WHAT IS ASKED — Can you output, word for word, the lines between the one holding "Recreate this image" and the one holding "smooth_end_2007 = 14", inclusive, leaving out any pictures?

(Source code of charts)
┄┄┄┄┄┄┄┄┄┄

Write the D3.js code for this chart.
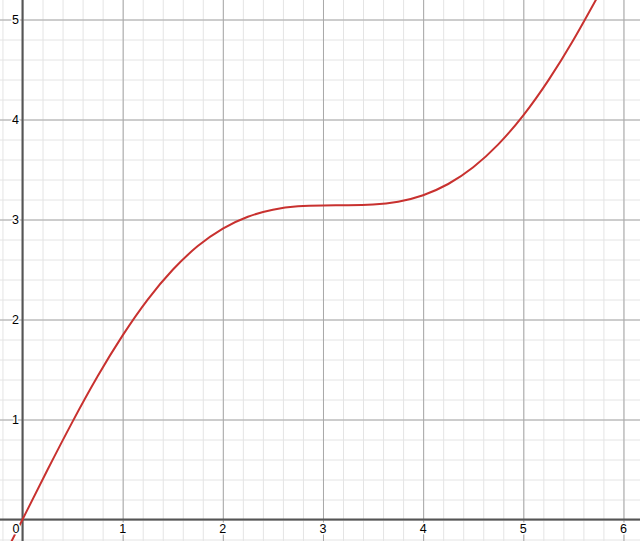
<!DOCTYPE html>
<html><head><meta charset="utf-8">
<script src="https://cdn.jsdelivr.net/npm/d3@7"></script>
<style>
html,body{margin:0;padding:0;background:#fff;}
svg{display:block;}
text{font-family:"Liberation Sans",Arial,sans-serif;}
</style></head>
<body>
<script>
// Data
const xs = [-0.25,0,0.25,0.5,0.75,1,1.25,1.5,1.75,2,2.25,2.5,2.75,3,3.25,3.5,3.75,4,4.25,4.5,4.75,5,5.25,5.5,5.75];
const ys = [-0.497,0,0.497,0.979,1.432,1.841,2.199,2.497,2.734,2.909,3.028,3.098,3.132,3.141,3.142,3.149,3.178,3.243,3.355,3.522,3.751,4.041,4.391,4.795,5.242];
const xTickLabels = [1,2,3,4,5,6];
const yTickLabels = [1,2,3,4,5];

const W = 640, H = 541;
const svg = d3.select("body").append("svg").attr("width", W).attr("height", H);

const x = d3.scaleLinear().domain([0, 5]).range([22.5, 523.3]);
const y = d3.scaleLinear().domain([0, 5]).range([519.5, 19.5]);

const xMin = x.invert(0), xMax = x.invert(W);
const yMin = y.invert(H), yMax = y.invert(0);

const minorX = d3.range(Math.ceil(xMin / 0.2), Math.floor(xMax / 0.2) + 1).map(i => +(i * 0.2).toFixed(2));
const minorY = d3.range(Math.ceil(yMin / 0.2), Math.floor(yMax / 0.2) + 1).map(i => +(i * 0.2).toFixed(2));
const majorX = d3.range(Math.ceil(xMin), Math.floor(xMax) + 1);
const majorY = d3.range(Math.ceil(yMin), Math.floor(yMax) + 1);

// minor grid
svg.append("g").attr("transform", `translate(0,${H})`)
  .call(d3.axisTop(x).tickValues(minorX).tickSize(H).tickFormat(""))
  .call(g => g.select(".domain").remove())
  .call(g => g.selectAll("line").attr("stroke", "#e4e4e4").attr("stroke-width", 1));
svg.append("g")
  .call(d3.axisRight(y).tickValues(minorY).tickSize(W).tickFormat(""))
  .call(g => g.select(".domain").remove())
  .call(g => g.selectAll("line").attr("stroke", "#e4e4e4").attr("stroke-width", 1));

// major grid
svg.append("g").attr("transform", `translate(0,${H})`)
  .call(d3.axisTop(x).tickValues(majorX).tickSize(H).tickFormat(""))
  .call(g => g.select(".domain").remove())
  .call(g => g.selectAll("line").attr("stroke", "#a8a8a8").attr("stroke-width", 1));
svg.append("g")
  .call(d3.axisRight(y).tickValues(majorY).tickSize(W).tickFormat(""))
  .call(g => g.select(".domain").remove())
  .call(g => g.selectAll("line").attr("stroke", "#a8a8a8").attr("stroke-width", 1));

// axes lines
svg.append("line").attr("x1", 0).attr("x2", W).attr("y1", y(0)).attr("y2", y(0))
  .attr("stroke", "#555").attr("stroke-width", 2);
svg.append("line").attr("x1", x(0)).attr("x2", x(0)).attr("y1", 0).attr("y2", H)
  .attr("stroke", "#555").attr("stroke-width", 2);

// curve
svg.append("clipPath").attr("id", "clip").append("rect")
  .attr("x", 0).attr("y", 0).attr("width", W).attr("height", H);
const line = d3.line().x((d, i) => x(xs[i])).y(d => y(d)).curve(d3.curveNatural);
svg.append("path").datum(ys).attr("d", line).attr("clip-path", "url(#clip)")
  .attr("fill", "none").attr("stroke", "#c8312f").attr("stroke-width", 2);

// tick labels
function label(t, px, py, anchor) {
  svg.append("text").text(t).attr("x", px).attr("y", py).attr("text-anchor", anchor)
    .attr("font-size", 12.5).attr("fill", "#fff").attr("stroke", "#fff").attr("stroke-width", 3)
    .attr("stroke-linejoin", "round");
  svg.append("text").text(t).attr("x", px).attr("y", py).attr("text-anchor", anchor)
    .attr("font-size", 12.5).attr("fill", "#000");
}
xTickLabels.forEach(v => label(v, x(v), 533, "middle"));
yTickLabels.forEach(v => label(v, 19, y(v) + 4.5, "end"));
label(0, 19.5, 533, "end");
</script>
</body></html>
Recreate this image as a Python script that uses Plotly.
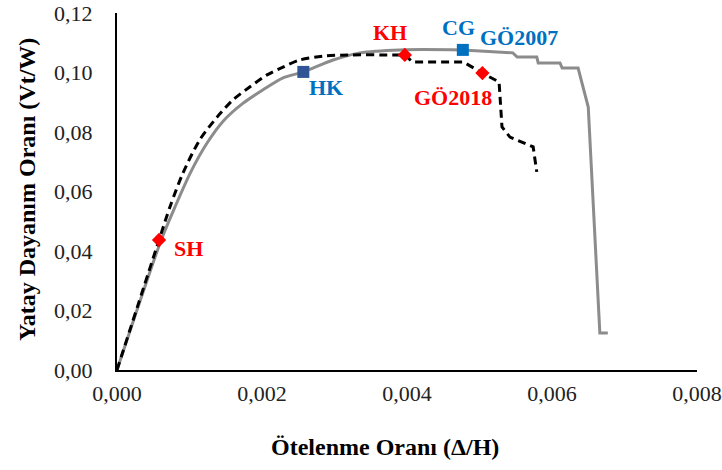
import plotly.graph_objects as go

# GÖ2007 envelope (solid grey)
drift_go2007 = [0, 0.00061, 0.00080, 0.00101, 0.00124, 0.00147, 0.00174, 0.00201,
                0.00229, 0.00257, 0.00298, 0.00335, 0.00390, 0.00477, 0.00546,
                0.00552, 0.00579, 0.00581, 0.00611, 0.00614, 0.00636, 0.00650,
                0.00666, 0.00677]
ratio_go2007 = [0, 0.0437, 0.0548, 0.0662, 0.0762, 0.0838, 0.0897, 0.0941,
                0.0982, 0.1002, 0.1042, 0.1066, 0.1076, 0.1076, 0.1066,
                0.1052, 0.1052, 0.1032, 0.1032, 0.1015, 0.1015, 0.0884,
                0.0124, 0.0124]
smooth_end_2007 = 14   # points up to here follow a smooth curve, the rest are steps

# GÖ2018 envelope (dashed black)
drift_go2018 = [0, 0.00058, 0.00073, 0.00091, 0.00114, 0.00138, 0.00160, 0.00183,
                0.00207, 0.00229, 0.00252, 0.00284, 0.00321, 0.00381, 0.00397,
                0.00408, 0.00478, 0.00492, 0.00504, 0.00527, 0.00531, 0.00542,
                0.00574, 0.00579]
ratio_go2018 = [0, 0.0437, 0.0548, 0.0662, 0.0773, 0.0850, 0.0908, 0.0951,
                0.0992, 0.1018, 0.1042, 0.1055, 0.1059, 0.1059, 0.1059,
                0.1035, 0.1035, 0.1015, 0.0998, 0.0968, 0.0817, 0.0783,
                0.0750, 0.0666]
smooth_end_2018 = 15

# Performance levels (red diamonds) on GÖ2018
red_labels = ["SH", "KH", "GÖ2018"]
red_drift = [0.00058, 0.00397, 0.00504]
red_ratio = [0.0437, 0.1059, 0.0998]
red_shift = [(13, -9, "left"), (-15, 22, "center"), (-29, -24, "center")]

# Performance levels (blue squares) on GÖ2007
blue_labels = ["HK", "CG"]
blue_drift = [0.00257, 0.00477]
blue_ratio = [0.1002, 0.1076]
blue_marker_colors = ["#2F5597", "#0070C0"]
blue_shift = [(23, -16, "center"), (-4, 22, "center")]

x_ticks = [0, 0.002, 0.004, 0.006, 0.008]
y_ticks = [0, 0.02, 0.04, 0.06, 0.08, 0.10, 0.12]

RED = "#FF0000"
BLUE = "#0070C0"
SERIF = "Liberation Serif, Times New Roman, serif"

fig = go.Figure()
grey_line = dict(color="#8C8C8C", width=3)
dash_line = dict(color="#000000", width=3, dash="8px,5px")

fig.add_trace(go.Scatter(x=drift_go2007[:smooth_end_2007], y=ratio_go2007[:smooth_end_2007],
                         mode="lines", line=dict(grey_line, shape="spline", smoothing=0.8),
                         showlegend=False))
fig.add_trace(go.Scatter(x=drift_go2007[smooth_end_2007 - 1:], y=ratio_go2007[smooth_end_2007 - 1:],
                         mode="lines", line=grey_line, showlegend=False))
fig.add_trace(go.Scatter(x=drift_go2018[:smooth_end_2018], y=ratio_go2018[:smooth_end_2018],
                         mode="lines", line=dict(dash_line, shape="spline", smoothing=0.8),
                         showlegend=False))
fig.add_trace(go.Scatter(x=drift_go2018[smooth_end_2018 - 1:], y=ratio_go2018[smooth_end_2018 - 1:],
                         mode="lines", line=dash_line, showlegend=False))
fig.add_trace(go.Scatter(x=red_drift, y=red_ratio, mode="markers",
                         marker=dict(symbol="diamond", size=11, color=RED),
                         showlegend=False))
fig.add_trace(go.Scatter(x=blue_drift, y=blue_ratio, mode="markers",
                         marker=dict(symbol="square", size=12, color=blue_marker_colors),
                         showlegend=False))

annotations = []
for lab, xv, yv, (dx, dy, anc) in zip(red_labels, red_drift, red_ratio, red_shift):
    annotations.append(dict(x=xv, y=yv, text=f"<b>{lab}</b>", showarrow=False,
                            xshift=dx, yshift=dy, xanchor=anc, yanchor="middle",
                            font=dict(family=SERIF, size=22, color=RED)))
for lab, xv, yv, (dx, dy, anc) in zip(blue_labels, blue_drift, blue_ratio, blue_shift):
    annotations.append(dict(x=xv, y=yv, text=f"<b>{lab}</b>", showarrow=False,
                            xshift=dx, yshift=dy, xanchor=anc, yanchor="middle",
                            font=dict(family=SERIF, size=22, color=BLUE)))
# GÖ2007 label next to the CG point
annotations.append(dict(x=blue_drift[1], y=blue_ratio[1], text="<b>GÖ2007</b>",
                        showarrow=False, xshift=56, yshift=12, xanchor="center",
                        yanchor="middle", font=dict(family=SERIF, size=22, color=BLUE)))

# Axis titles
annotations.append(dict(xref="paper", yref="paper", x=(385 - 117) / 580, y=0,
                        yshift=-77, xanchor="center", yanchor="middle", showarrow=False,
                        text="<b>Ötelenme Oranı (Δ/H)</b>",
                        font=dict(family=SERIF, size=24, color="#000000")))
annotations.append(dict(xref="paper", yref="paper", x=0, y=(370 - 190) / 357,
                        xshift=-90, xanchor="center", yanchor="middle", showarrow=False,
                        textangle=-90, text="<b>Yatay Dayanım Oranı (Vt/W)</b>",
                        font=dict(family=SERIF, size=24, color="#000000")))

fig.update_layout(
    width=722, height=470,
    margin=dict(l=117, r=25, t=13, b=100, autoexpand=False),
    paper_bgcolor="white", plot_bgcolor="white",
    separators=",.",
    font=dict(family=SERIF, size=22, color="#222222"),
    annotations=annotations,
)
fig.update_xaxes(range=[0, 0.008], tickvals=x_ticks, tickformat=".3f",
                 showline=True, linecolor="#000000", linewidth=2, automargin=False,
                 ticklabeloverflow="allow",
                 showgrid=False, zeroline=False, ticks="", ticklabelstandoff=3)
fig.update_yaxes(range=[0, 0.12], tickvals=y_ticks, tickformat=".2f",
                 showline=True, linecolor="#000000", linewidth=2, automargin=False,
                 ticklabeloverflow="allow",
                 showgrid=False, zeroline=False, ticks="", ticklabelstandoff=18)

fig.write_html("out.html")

┄┄┄┄┄┄┄┄┄┄

COMPLETE RESPONSE —
Recreate this image as a Python script that uses Plotly.
import plotly.graph_objects as go

# GÖ2007 envelope (solid grey)
drift_go2007 = [0, 0.00061, 0.00080, 0.00101, 0.00124, 0.00147, 0.00174, 0.00201,
                0.00229, 0.00257, 0.00298, 0.00335, 0.00390, 0.00477, 0.00546,
                0.00552, 0.00579, 0.00581, 0.00611, 0.00614, 0.00636, 0.00650,
                0.00666, 0.00677]
ratio_go2007 = [0, 0.0437, 0.0548, 0.0662, 0.0762, 0.0838, 0.0897, 0.0941,
                0.0982, 0.1002, 0.1042, 0.1066, 0.1076, 0.1076, 0.1066,
                0.1052, 0.1052, 0.1032, 0.1032, 0.1015, 0.1015, 0.0884,
                0.0124, 0.0124]
smooth_end_2007 = 14   # points up to here follow a smooth curve, the rest are steps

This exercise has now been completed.